= Inland rainforest =

Temperate rainforest in the Central Interior of British Columbia

The inland rainforest, also known as the inland temperate rainforest in the classification system of the WWF, is a temperate rainforest in the Central Interior of British Columbia. It is part of the Interior Cedar Hemlock (ICH) zone of the biogeoclimatic zones system developed by the BC Ministry of Forests, in the Rocky Mountain Trench. One of the richest parts of this wet belt lies 110 km east of the city of Prince George and nearly a thousand kilometres (600 miles) east of the coastal rainforests. The oldest and most diverse parts of the forest are typically found on northeasterly aspect wet toe slopes, with Western Red Cedar (Thuja plicata) trees over 1,000 years old and undisturbed forest stands much older than that. Some of these toe-slope benches were cleared in the 1960s to develop the Yellowhead Highway, with the added result that most of the remainder became easily accessible to industrial logging and recreation, and more recently to research and interpretation. As a consequence there are only a handful of the best sites left undisturbed in 2008.

In 1987, a science-based conservation group Save-The-Cedar League was formed. With the establishment of the new University of Northern British Columbia (UNBC) in Prince George the 1990s, further research continued to highlight the significance of the ICH zone east of the city. The arrival of a defoliating insect outbreak, the Hemlock Looper, Lambdina fiscellaria fiscellaria, resulted in increased salvage logging of old cedar stands along the Yellowhead Highway. This was reduced by the province's chief forester in the early 2000s as the appreciation of non-timber values of the zone began to be realized and as the Mountain Pine Beetle catastrophe spread across the Interior Plateau to the west and large-scale salvage logging moved in that direction.

As the Mountain Pine Beetle wave passes, attention is returning to the mountain wet zones. Some of this came to a head in 2006 with the development of an old growth forest trail by the nearby small community of Dome Creek in the richest site yet found, a place that was also scheduled to be logged. The resulting socio-economic and ecological issues were investigated in a documentary film, Block 486.
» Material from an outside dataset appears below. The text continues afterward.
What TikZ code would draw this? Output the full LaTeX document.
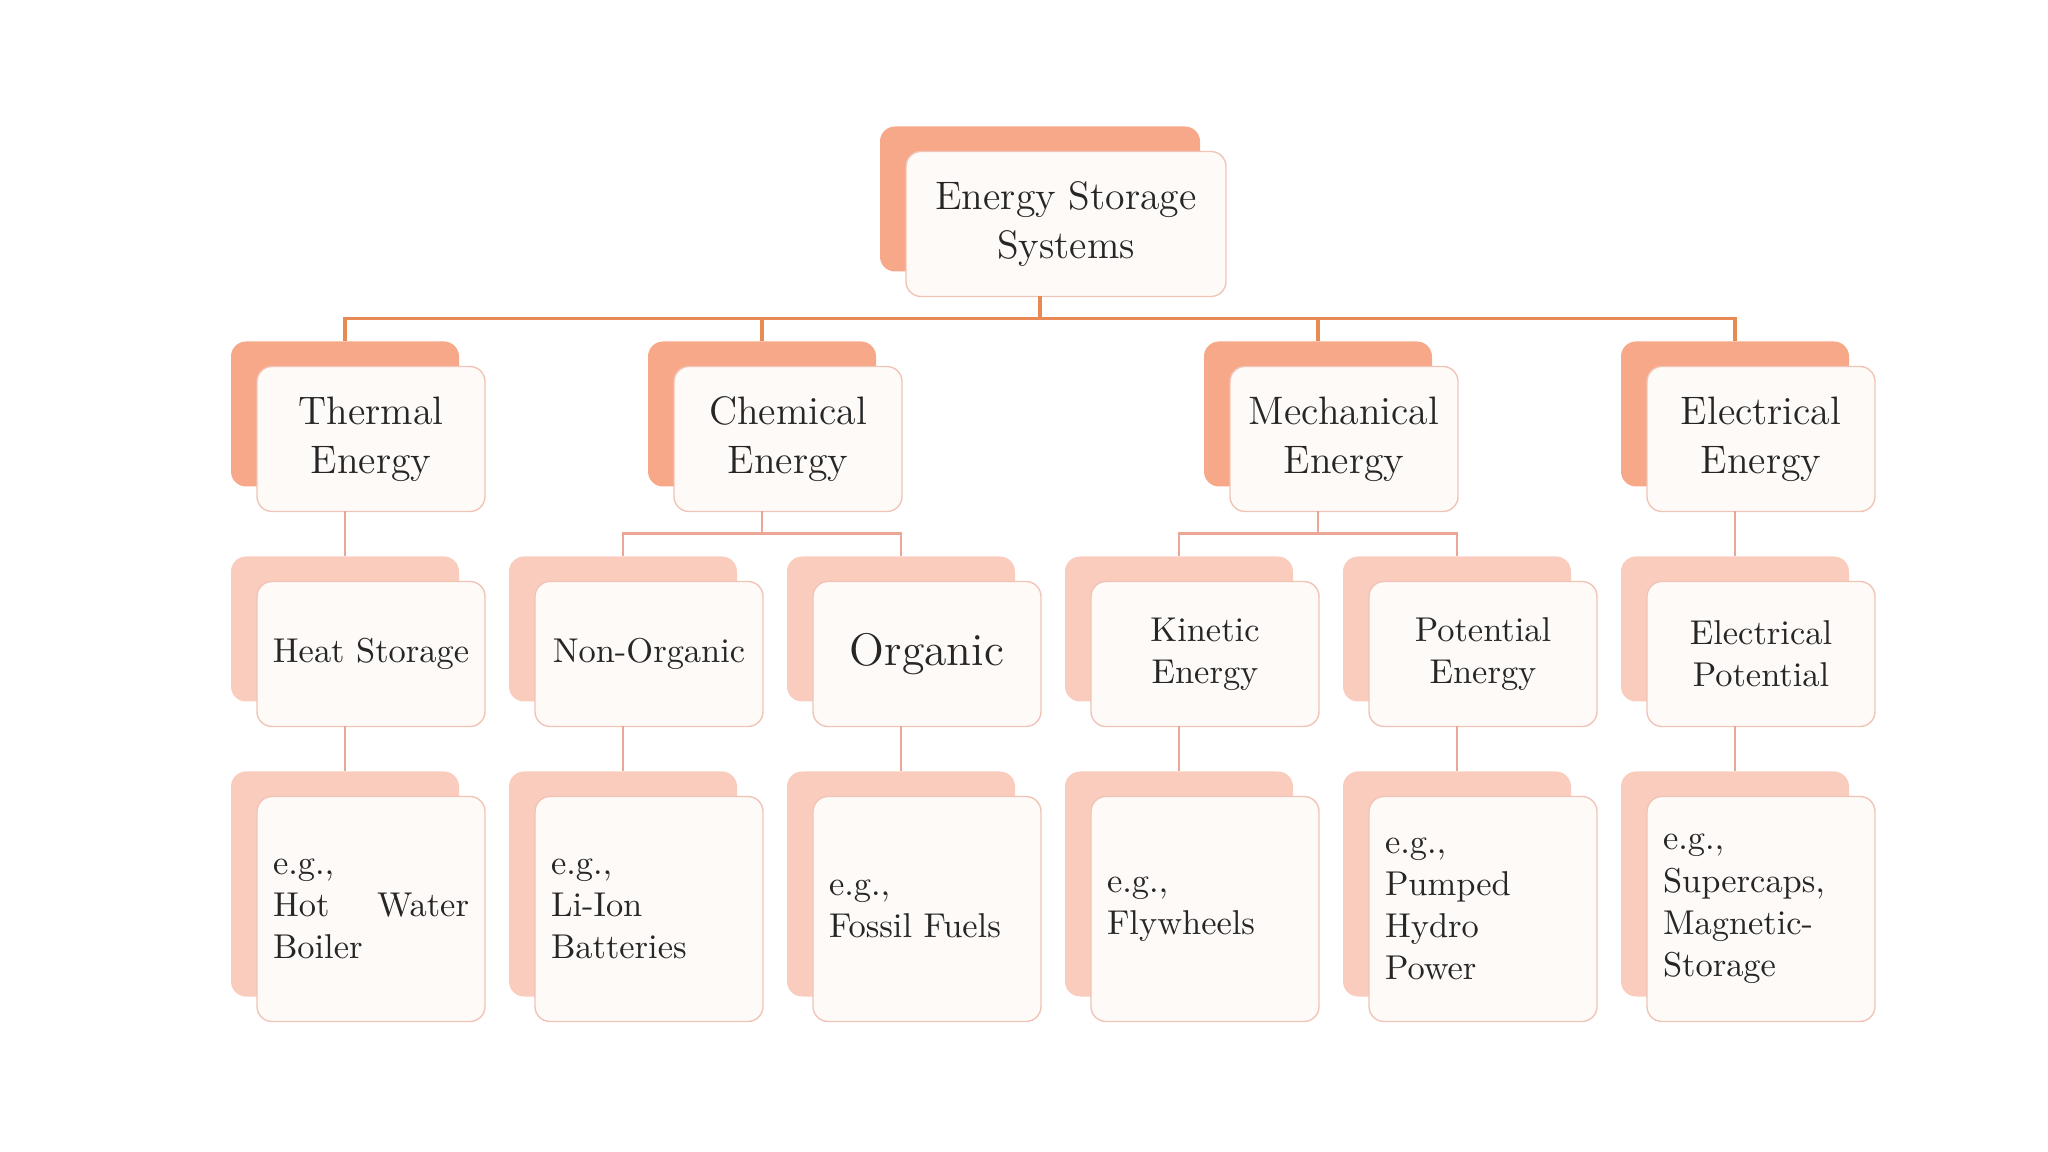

==Ecology and caribou forage==
The inland rainforest of interior British Columbia is a snow-laden mountain rainforest where deep winter snowpacks and old-growth conifer canopies foster exceptional loads of epiphytic "hair" lichens (mainly Bryoria and Alectoria). Those lichens underpin the winter ecology of deep-snow mountain caribou, which spend roughly five to six months feeding almost exclusively on them from the snow surface. Synthesis of canopy studies shows that stand-level lichen "hyperabundance" is largely confined to forests older than about 120–150 years, because the branch architecture, ventilation and stability needed for heavy loads develop late in succession. Industrial logging has fragmented this biome and depressed canopy-lichen loads; the rainforest now functions as the caribou's remaining stronghold, so conservation hinges on maintaining large, connected tracts of unmanaged old growth across elevations, as short-rotation and partial-cut systems do not recreate equivalent forage conditions.

==Climate change effects==
The Interior Cedar Hemlock (ICH) zone is of particular significance with respect to climate change. Climatic warming projections suggest that by mid-century or soon afterwards, this location may be at the southerly extent of the ICH. The ICH zone will also have spread throughout much of the Prince George area and farther north. The Rocky Mountain Trench east of Prince George therefore offers the last best chance to preserve some of the rare 'Tier-1' ICH sites.